7 Historical Novels Set in The Pacific Northwest by Keyna Krow
The damp mossy woods of the coast, the high desert, and the snow jagged mountain ranges dividing the two—these are part of what makes the pacific northwest big and messy, and fertile ground for literary work. Leyna Krow, author of Fire Season, recommends novels that take place in Oregon, Washington, and Canada because she, like many readers, appreciates a different kind of Western novel.
“I like the surprise of it, and the thought of people buying the book assuming it is about rugged men on the range with their guns and instead getting a future-seeing woman in a city, armed with only her considerable wits.”
Essays:
“Being a Public Librarian Can Be Dangerous Work, Why Don’t We Acknowledge That?” by Amanda Oliver
In the year’s most popular essay, Oliver, a former librarian, debunks the romanticization of libraries—both what they are, and whom they serve. While public libraries are culturally understood to be warm, safe spaces for intellectual and artistic exploration, many have become safe havens for marginalized, and often unhoused communities—reflecting the larger cultural neglect that vulnerable populations feel across America.
“How many times had I been called a bitch that week? Five times? Ten? I knew meeting aggression with aggression rarely ended well, but here I was.”
“One of the Earliest Science Fiction Utopias Was a Protest Against Patriarchy” by Tanya Agathocleous
Over 100 years ago, Bengali Muslim writer Rokeya Hossain wrote about a world run by women and fueled by solar power. In this essay, Tanya Agathocleous examines both the personal circumstances that shaped Hossain’s worldview, and the contemporary socio-political context.
“Her father had four wives, favored education for his sons but not his daughters, and imposed purdah: a Muslim practice, also employed in some Hindu communities, where womenlive in separate quarters to conceal themselves from men.”
“‘Severance,’ ‘Severance’, and the Dissociative Demands of Office Labor” by Rebecca Ackermann
A novel and a TV series bearing the same name also happen to tell similar stories about capitalism. It’s a tale as old as time as Rebecca Ackermann weaves her personal journey moving beyond life as an overworked, underappreciated dead-eyed corporate worker. Such is life for so many, under capitalism, but it’s imperative that we remember that life is better when we manage to make work work for us—not the other way around.
“There are infinite reasons to leave a job, but I remember the collective turning point as the day my coworkers and I stepped out of our friendly work personas and into our full humanity.”

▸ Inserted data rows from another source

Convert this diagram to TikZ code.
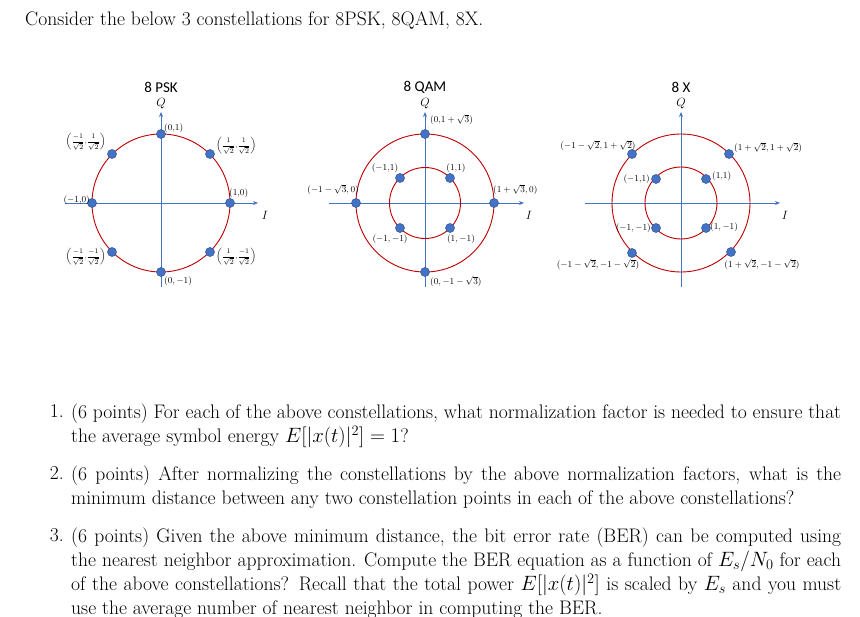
\documentclass[tikz,border=0pt]{standalone}
\usepackage{fontspec}
\usepackage{amsmath,amssymb}
\newfontfamily\calib{Carlito}
\usetikzlibrary{arrows.meta}
\definecolor{dotblue}{HTML}{4472C4}
\definecolor{dotedge}{HTML}{2F528F}
\definecolor{ringred}{HTML}{C00000}
\tikzset{
 axis/.style={draw=dotblue,line width=0.8pt,-{Stealth[length=5pt,width=4pt]}},
 ring/.style={draw=ringred,line width=0.9pt},
 pt/.style={circle,fill=dotblue,draw=dotedge,line width=0.5pt,inner sep=0pt,minimum size=9pt},
 lab/.style={font=\fontsize{9.5}{10}\selectfont,inner sep=1pt},
 flab/.style={font=\fontsize{7}{8}\selectfont,inner sep=0pt},
 ttl/.style={font=\calib\fontsize{15}{17}\selectfont},
 axl/.style={font=\fontsize{12}{13}\selectfont},
 qtext/.style={font=\fontsize{19.6}{24}\selectfont,execute at begin node={\hyphenpenalty=10000\relax},text width=770pt,align=justify,anchor=north west,inner sep=0pt},
 qnum/.style={font=\fontsize{19.6}{24}\selectfont,anchor=north east,inner sep=0pt}
}
\begin{document}
\begin{tikzpicture}[x=1pt,y=-1pt]
\useasboundingbox (0,0) rectangle (860,617);
\node[font=\fontsize{19.6}{24}\selectfont,anchor=west,inner sep=0pt] (head) at (25,20) {Consider the below 3 constellations for 8PSK, 8QAM, 8X.};
% ---------- 8 PSK
\node[ttl] (t1) at (161,87) {8 PSK};
\coordinate (p1l) at (65,203); \coordinate (p1r) at (258,203);
\coordinate (p1b) at (161,287); \coordinate (p1t) at (161,112);
\draw[axis] (p1l) -- (p1r);
\draw[axis] (p1b) -- (p1t);
\node[axl] (q1) at (161,104) {$Q$};
\node[axl] (i1) at (265,215) {$I$};
\draw[ring] (161,203) circle (69);
\node[pt] (a1) at (161,134) {}; \node[pt] (a2) at (210,154) {};
\node[pt] (a3) at (230,203) {}; \node[pt] (a4) at (210,252) {};
\node[pt] (a5) at (161,272) {}; \node[pt] (a6) at (112,252) {};
\node[pt] (a7) at (92,203) {}; \node[pt] (a8) at (112,154) {};
\node[lab,anchor=south west] at (163,134) {$(0{,}1)$};
\node[flab,anchor=west] at (216,146) {$\left(\dfrac{1}{\sqrt2}{,}\dfrac{1}{\sqrt2}\right)$};
\node[lab,anchor=south west] at (228,199) {$(1{,}0)$};
\node[flab,anchor=west] at (216,257) {$\left(\dfrac{1}{\sqrt2}{,}\dfrac{-1}{\sqrt2}\right)$};
\node[lab,anchor=north west] at (163,276) {$(0,-1)$};
\node[flab,anchor=east] at (106,257) {$\left(\dfrac{-1}{\sqrt2}{,}\dfrac{-1}{\sqrt2}\right)$};
\node[lab,anchor=south east] at (91,206) {$(-1{,}0)$};
\node[flab,anchor=east] at (106,142) {$\left(\dfrac{-1}{\sqrt2}{,}\dfrac{1}{\sqrt2}\right)$};
% ---------- 8 QAM
\node[ttl] (t2) at (425,87) {8 QAM};
\coordinate (p2l) at (329,203); \coordinate (p2r) at (524,203);
\coordinate (p2b) at (425,287); \coordinate (p2t) at (425,112);
\draw[axis] (p2l) -- (p2r);
\draw[axis] (p2b) -- (p2t);
\node[axl] (q2) at (425,104) {$Q$};
\node[axl] (i2) at (529,215) {$I$};
\draw[ring] (425,203) circle (69);
\draw[ring] (425,203) circle (35.5);
\node[pt] (b1) at (425,134) {}; \node[pt] (b2) at (494,203) {};
\node[pt] (b3) at (425,272) {}; \node[pt] (b4) at (356,203) {};
\node[pt] (b5) at (450,178) {}; \node[pt] (b6) at (450,228) {};
\node[pt] (b7) at (400,228) {}; \node[pt] (b8) at (400,178) {};
\node[lab,anchor=south west] at (429,126) {$(0{,}1+\sqrt3)$};
\node[lab,anchor=south west] at (492,196) {$(1+\sqrt3,0)$};
\node[lab,anchor=north west] at (429,275) {$(0,-1-\sqrt3)$};
\node[lab,anchor=south east] at (360,196) {$(-1-\sqrt3,0)$};
\node[lab,anchor=south] at (456,174) {$(1{,}1)$};
\node[lab,anchor=south] at (385,174) {$(-1{,}1)$};
\node[lab,anchor=north] at (461,234) {$(1,-1)$};
\node[lab,anchor=north] at (390,234) {$(-1,-1)$};
% ---------- 8 X
\node[ttl] (t3) at (681,87) {8 X};
\coordinate (p3l) at (585,203); \coordinate (p3r) at (780,203);
\coordinate (p3b) at (681,287); \coordinate (p3t) at (681,112);
\draw[axis] (p3l) -- (p3r);
\draw[axis] (p3b) -- (p3t);
\node[axl] (q3) at (681,104) {$Q$};
\node[axl] (i3) at (785,215) {$I$};
\draw[ring] (681,203) circle (69);
\draw[ring] (681,203) circle (36);
\node[pt] (c1) at (706,179) {}; \node[pt] (c2) at (656,179) {};
\node[pt] (c3) at (656,228) {}; \node[pt] (c4) at (706,228) {};
\node[pt] (c5) at (729,154) {}; \node[pt] (c6) at (632,154) {};
\node[pt] (c7) at (632,253) {}; \node[pt] (c8) at (731,252) {};
\node[lab,anchor=west] at (711,176) {$(1{,}1)$};
\node[lab,anchor=east] at (651,179) {$(-1{,}1)$};
\node[lab,anchor=east] at (652,228) {$(-1,-1)$};
\node[lab,anchor=west] at (709,227) {$(1,-1)$};
\node[lab,anchor=west] at (733,148) {$(1+\sqrt2,1+\sqrt2)$};
\node[lab,anchor=south] at (598,152) {$(-1-\sqrt2,1+\sqrt2)$};
\node[lab,anchor=north] at (598,258) {$(-1-\sqrt2,-1-\sqrt2)$};
\node[lab,anchor=north] at (762,258) {$(1+\sqrt2,-1-\sqrt2)$};
% ---------- questions
\node[qnum] (n1) at (64,404) {1.};
\node[qtext] (q1t) at (71,404) {(6 points) For each of the above constellations, what normalization factor is needed to ensure that the average symbol energy $E[|x(t)|^2]=1$?};
\node[qnum] (n2) at (64,466) {2.};
\node[qtext] (q2t) at (71,466) {(6 points) After normalizing the constellations by the above normalization factors, what is the minimum distance between any two constellation points in each of the above constellations?};
\node[qnum] (n3) at (64,528) {3.};
\node[qtext] (q3t) at (71,528) {(6 points) Given the above minimum distance, the bit error rate (BER) can be computed using\linebreak the nearest neighbor approximation. Compute the BER equation as a function of $E_s/N_0$ for each\linebreak of the above constellations? Recall that the total power $E[|x(t)|^2]$ is scaled by $E_s$ and you must\linebreak use the average number of nearest neighbor in computing the BER.};
\end{tikzpicture}
\end{document}
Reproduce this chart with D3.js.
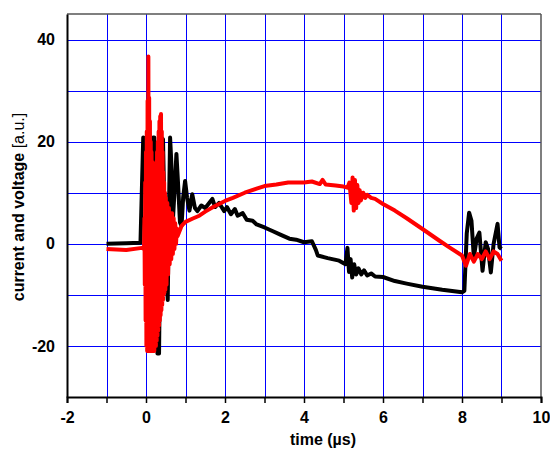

“Taylor Swift’s ‘All Too Well’ Helped Me See the Full Story of My Relationship” by Lauren Hutton
When Taylor Swift’s re-recorded Red (Taylor’s Version) came out only 3 weeks after Lauren Hutton’s boyfriend broke up with her, blindsiding her after four years, Hutton found solace in the lyrics—darker, angrier, more scathing—and in the new understanding Swift seemed to carry about a relationship that was never really healthy.
“This original version, before it was made palatable for radio playtimes and social discourse, contained all of Taylor’s hurt. It let her lay the blame in the open and present a fuller story, one that’s more complicated than a singular disappointment or the sting of goodbye.”
“My Family’s Failures Took Center Stage in Everything Everywhere All at Once” by Brian Lin
Like Everything Everywhere All at Once, Brian Lin plumes the pain of lifelong silence before putting words to unspeakable things between family members. Equal parts love letter to the film and part family portrait, this essay asks both its writer and its reader to confront the limitations of what it means to be known and loved by family.
“Thanks to Everything, my sadness about Ma, pooling in me for years, has taken the form of questions, things I can ask her one day.”